FROM KIRSTY WARK
Dear viewers,
I'm afraid this will be short - but I hope sweet - as I am going out to interview the Home Office minister, Hazel Blears, about the continuing row over the new drinking laws.
The legislation passed a couple of years ago to liberalise our drinking laws is now being so hedged it looks like the maze at Hampton Court.
The new laws start in only a few weeks, but the government's been on the receiving end of a barrage of criticism about the plans - from the police and local authorities to its own backbenchers. With anti-social behaviour as bad as it is, the argument goes, liberalised drinking is the last thing we need.
So today the government unveiled a list of proposals to address those criticisms: bars identified as contributing to drunkenness and disorder will be given two months to improve - before being forced to pay for extra policing. Licensed premises which cause antisocial behaviour will be identified as alcohol disorder zones.
The pubs or clubs would then have eight weeks to try to improve or face contributing to the costs of the extra policing required. There are also plans to create a new civil order to deal with persistent drunken behaviour along the 'three-strikes-and-you're out' principle.
All very well and fine, but if all these things need to be in place to combat our uniquely unhealthy relationship with booze, why is the government so determined to push on with plans to liberalise our drinking laws?

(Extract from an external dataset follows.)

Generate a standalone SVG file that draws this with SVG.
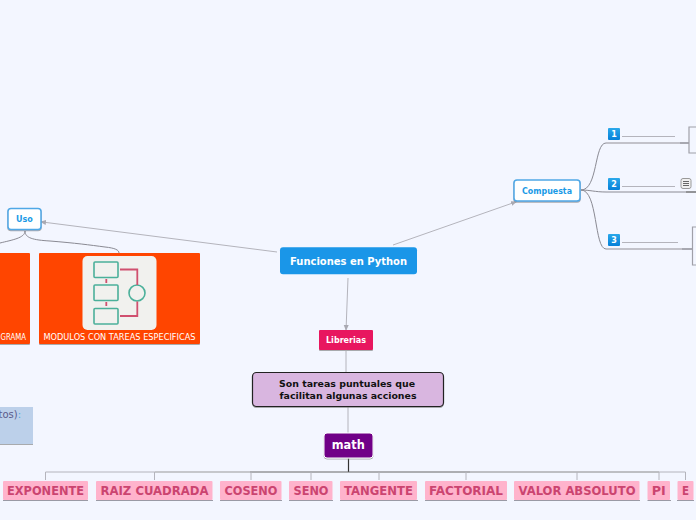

"It's raining in Paris" is the old code for "your underskirt is showing". Now we'll have to find a new code for "it's raining on Saturn." As more and more fascinating information and pictures are thrown up by Titan's endeavours we'll be speaking live to Dr David Southwood, Director of Science at the European Space Agency.
And our mean streets. Is the way we use our streets completely wrong? It's claimed that many towns suffer from empty shops, bleak, windy pedestrian precincts, and a prominent place in the book, "Crap Towns", not because of economics but because they misunderstand how people want to walk around buildings and the spaces in between.
David Sillitoe's been to Colchester where they have altered the pattern of cars and pedestrians - in short, urban design.
I hope you'll step right up at 10.30pm.